# [PROBLEM DETAILS]
Take every line from the first down to the line with "import seaborn as sns" and set it down exactly, without the pictures.

# [DATASET EXCERPT]
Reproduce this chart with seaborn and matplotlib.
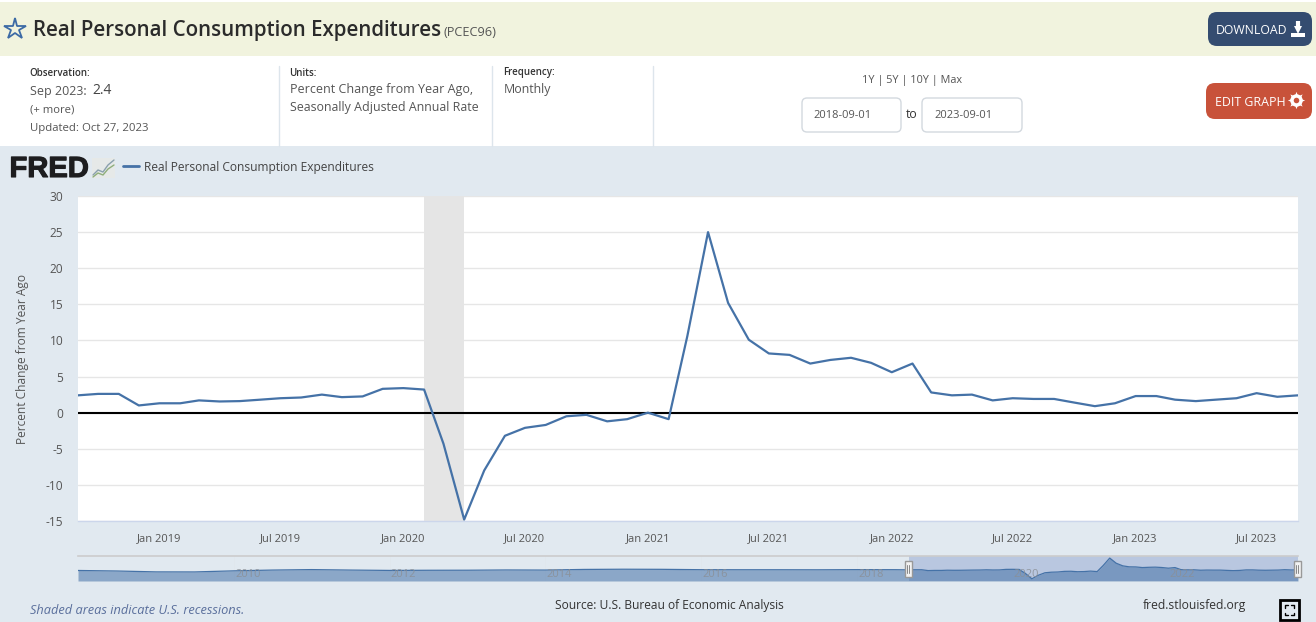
import numpy as np
import pandas as pd
import matplotlib
matplotlib.use("Agg")
import matplotlib.pyplot as plt
import matplotlib.patheffects as pe
from matplotlib.patches import FancyBboxPatch, Rectangle
import seaborn as sns

# -----------------------------
# Data
# -----------------------------
series_name = "Real Personal Consumption Expenditures"
start_month = "2018-09-01"
values = [
    2.4, 2.6, 2.6, 1.0,
    1.3, 1.3, 1.7, 1.55, 1.6, 1.8, 2.0, 2.1, 2.5, 2.15, 2.25, 3.3,
    3.4, 3.2, -4.3, -14.8, -8.0, -3.2, -2.1, -1.7, -0.5, -0.3, -1.2, -0.9,
    0.0, -0.9, 10.6, 25.0, 15.2, 10.1, 8.2, 8.0, 6.8, 7.3, 7.6, 6.9,
    5.6, 6.8, 2.8, 2.4, 2.5, 1.7, 2.0, 1.9, 1.9, 1.4, 0.9, 1.3,
    2.3, 2.3, 1.8, 1.6, 1.8, 2.0, 2.7, 2.2, 2.4,
]
y_ticks = [-15, -10, -5, 0, 5, 10, 15, 20, 25, 30]
x_tick_dates = ["2019-01-01", "2019-07-01", "2020-01-01", "2020-07-01", "2021-01-01",
                "2021-07-01", "2022-01-01", "2022-07-01", "2023-01-01", "2023-07-01"]
x_tick_labels = ["Jan 2019", "Jul 2019", "Jan 2020", "Jul 2020", "Jan 2021",
                 "Jul 2021", "Jan 2022", "Jul 2022", "Jan 2023", "Jul 2023"]
recession = ["2020-02-01", "2020-04-01"]

# navigator history before the selected range (half-yearly reading)
nav_dates = ["2008-01-01", "2008-07-01", "2009-01-01", "2009-07-01", "2010-01-01", "2010-07-01",
             "2011-01-01", "2011-07-01", "2012-01-01", "2012-07-01", "2013-01-01", "2013-07-01",
             "2014-01-01", "2014-07-01", "2015-01-01", "2015-07-01", "2016-01-01", "2016-07-01",
             "2017-01-01", "2017-07-01", "2018-01-01", "2018-07-01"]
nav_values = [1.2, 0.2, -1.5, -1.6, 0.5, 2.0, 2.9, 2.0, 1.3, 1.6, 1.7, 2.2,
              2.0, 3.2, 3.6, 3.4, 2.7, 2.6, 2.6, 2.5, 2.8, 2.7]
nav_year_labels = ["2010", "2012", "2014", "2016", "2018", "2020", "2022"]

df = pd.DataFrame({"date": pd.date_range(start_month, periods=len(values), freq="MS"),
                   "value": values})
nav = pd.concat([pd.DataFrame({"date": pd.to_datetime(nav_dates), "value": nav_values}), df])

# -----------------------------
# Style
# -----------------------------
sns.set_theme(style="white")
plt.rcParams["font.family"] = ["Open Sans", "DejaVu Sans"]
plt.rcParams["axes.unicode_minus"] = False

BG = "#e1e9f0"
LINE = "#4572a7"
TXT = "#555555"
W, H = 1316, 622

fig = plt.figure(figsize=(W / 100, H / 100), dpi=100, facecolor=BG)


def px_axes(x0, y0, x1, y1, **kw):
    return fig.add_axes([x0 / W, (H - y1) / H, (x1 - x0) / W, (y1 - y0) / H], **kw)


# -----------------------------
# Page furniture (pixel coordinates)
# -----------------------------
page = px_axes(0, 0, W, H, zorder=0)
page.set_xlim(0, W)
page.set_ylim(H, 0)
page.axis("off")
page.add_patch(Rectangle((0, 0), W, 146, fc="white", ec="none"))
page.add_patch(Rectangle((0, 2), W, 54, fc="#f1f3de", ec="none"))
for x in [279, 492, 653]:
    page.plot([x, x], [66, 146], color="#dde5ec", lw=1)

page.plot(15, 29, marker="*", ms=16, mfc="none", mec="#3c6aa5", mew=1.3)
page.text(33, 30.5, series_name, fontsize=14.8, fontweight="semibold", color="#2b2b2b",
          va="center", ha="left")
page.text(444, 32, "(PCEC96)", fontsize=9.2, color="#555555", va="center")

for x, label in [(29.5, "Observation:"), (289.5, "Units:"), (503.5, "Frequency:")]:
    page.text(x, 73, label, fontsize=7, fontweight="semibold", color="#333333", va="center")
page.text(30, 91, "Sep 2023:", fontsize=9, color=TXT, va="center")
page.text(92, 91, "2.4", fontsize=10, fontweight="medium", color="#444444", va="center")
page.text(30, 110, "(+ more)", fontsize=8.1, color=TXT, va="center")
page.text(30, 128, "Updated: Oct 27, 2023", fontsize=8.2, color=TXT, va="center")
page.text(290, 89.5, "Percent Change from Year Ago,", fontsize=9, color=TXT, va="center")
page.text(290, 107.5, "Seasonally Adjusted Annual Rate", fontsize=8.95, color=TXT, va="center")
page.text(504, 89.5, "Monthly", fontsize=8.9, color=TXT, va="center")

page.text(912, 80, "1Y | 5Y | 10Y | Max", fontsize=7.8, color=TXT, ha="center", va="center")
for x0, x1, label in [(802, 901, "2018-09-01"), (922, 1022, "2023-09-01")]:
    page.add_patch(FancyBboxPatch((x0 + 5, 103), x1 - x0 - 10, 24, boxstyle="round,pad=5",
                                  fc="white", ec="#d3d9df", lw=1))
    page.text((x0 + x1) / 2 - 8.5, 115, label, fontsize=8, color=TXT, ha="center", va="center")
page.text(912, 115, "to", fontsize=8.8, color="#333333", ha="center", va="center")

# buttons
page.add_patch(FancyBboxPatch((1217, 21), 86, 16, boxstyle="round,pad=9", fc="#344c70", ec="none"))
page.text(1216, 30, "DOWNLOAD", fontsize=8.8, color="white", va="center")
page.plot([1298, 1298], [21, 29], color="white", lw=3, solid_capstyle="butt")
page.plot(1298, 30, marker="v", ms=6, color="white", mew=0)
page.add_patch(Rectangle((1291, 33), 14, 4, fc="white", ec="none"))
page.add_patch(FancyBboxPatch((1215, 92), 88, 18, boxstyle="round,pad=9", fc="#c8523a", ec="none"))
page.text(1215, 102, "EDIT GRAPH", fontsize=8.9, color="white", va="center")
page.plot(1296, 100, marker=(8, 1, 0), ms=12.5, color="white", mew=0)
page.plot(1296, 100, marker="o", ms=9, color="white", mew=0)
page.plot(1296, 100, marker="o", ms=4, color="#c8523a", mew=0)

# FRED logo and legend
page.text(9.5, 169, "FRED", fontsize=21, fontweight="bold", family="Liberation Sans",
          color="#1d1d1f", va="center",
          path_effects=[pe.withStroke(linewidth=0.8, foreground="#1d1d1f")])
page.add_patch(Rectangle((92, 158), 23, 20, fc="#e6e9e8", ec="none"))
page.plot([93, 98, 103, 108, 114], [175, 170, 172, 165, 160], color="#8aa0ad", lw=1)
page.plot([93, 98, 103, 108, 114], [177, 173, 175, 169, 165], color="#8fae7b", lw=1)
page.plot([123, 139], [166, 166], color=LINE, lw=2)
page.text(144, 167.5, series_name, fontsize=8.65, color="#444444", va="center")

# footer
page.text(30, 610, "Shaded areas indicate U.S. recessions.", fontsize=9.2, style="italic",
          color="#5a6f9c", va="center")
page.text(555, 606, "Source: U.S. Bureau of Economic Analysis", fontsize=8.63, color="#333333", va="center")
page.text(1143, 606, "fred.stlouisfed.org", fontsize=8.75, color="#333333", va="center")
page.add_patch(Rectangle((1280, 600), 18.5, 20, fc="none", ec="black", lw=2))
for cx, cy, dx, dy in [(1285, 605, 1, 1), (1293.5, 605, -1, 1), (1285, 615, 1, -1), (1293.5, 615, -1, -1)]:
    page.plot([cx + 2.5 * dx, cx, cx], [cy, cy, cy + 2.5 * dy], color="black", lw=1)

# -----------------------------
# Main chart
# -----------------------------
ax = px_axes(78, 196, 1298, 521, zorder=2, facecolor="white")
ax.axvspan(pd.Timestamp(recession[0]), pd.Timestamp(recession[1]), color="#e5e5e5", lw=0, zorder=1)
ax.axhline(0, color="black", lw=1.5, zorder=3)
sns.lineplot(data=df, x="date", y="value", color=LINE, lw=1.6, ax=ax, zorder=4)
ax.set_xlim(df["date"].iloc[0], df["date"].iloc[-1])
ax.set_ylim(-15, 30)
ax.set_yticks(y_ticks)
ax.set_xticks(pd.to_datetime(x_tick_dates))
ax.set_xticklabels(x_tick_labels)
ax.grid(axis="y", color="#e6e6e6", lw=1)
ax.set_axisbelow(True)
ax.set_xlabel("")
ax.set_ylabel("")
for name in ["top", "left", "right"]:
    ax.spines[name].set_visible(False)
ax.spines["bottom"].set_color("#ccd6eb")
ax.spines["bottom"].set_linewidth(1)
ax.tick_params(axis="x", length=7.2, width=0.8, color="#ccd6eb", labelsize=8, labelcolor=TXT, pad=1.8)
ax.tick_params(axis="y", length=0, labelsize=8.6, labelcolor=TXT, pad=10.5)
page.text(23, 359, "Percent Change from Year Ago", fontsize=8.6, color=TXT, rotation=90,
          ha="center", va="center")

# -----------------------------
# Navigator
# -----------------------------
ax2 = px_axes(78, 556, 1298, 581, zorder=2)
ax2.patch.set_alpha(0)
start = pd.Timestamp(nav_dates[0])
ax2.set_xlim(start, df["date"].iloc[-1])
ax2.set_ylim(-19, 29)
ax2.axvspan(df["date"].iloc[0], df["date"].iloc[-1], color="#b9c7e0", lw=0, zorder=1)
ax2.fill_between(nav["date"], nav["value"], -19, color=LINE, alpha=0.55, lw=0, zorder=2)
sns.lineplot(data=nav, x="date", y="value", color=LINE, lw=0.9, ax=ax2, zorder=3)
ax2.set_xlabel("")
ax2.set_ylabel("")
ax2.set_xticks([])
ax2.set_yticks([])
for name in ["left", "right", "bottom"]:
    ax2.spines[name].set_visible(False)
ax2.spines["top"].set_color("#cccccc")
ax2.spines["top"].set_linewidth(1.2)
for label in nav_year_labels:
    ax2.annotate(label, (pd.Timestamp(f"{label}-01-01"), 0), xycoords=("data", "axes fraction"),
                 xytext=(14 * 0.72, 5), textcoords="offset points", ha="center", va="center",
                 fontsize=8, color="#8a8f96", alpha=0.85, zorder=4)
    ax2.axvline(pd.Timestamp(f"{label}-01-01"), color="#dfe5ea", lw=0.7, alpha=0.5, zorder=0)

# handles drawn on the page, above the navigator
top = px_axes(0, 0, W, H, zorder=3)
top.set_xlim(0, W)
top.set_ylim(H, 0)
top.axis("off")
for x in [908, 1297]:
    top.add_patch(Rectangle((x - 3.5, 561), 7, 16, fc="#f2f2f2", ec="#999999", lw=1))
    top.plot([x - 1, x - 1], [565, 573], color="#888888", lw=0.7)
    top.plot([x + 1, x + 1], [565, 573], color="#888888", lw=0.7)

plt.savefig("out.png", dpi=100)
plt.close()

# [FINISHED TASK]
Reproduce this chart with seaborn and matplotlib.
import numpy as np
import pandas as pd
import matplotlib
matplotlib.use("Agg")
import matplotlib.pyplot as plt
import matplotlib.patheffects as pe
from matplotlib.patches import FancyBboxPatch, Rectangle
import seaborn as sns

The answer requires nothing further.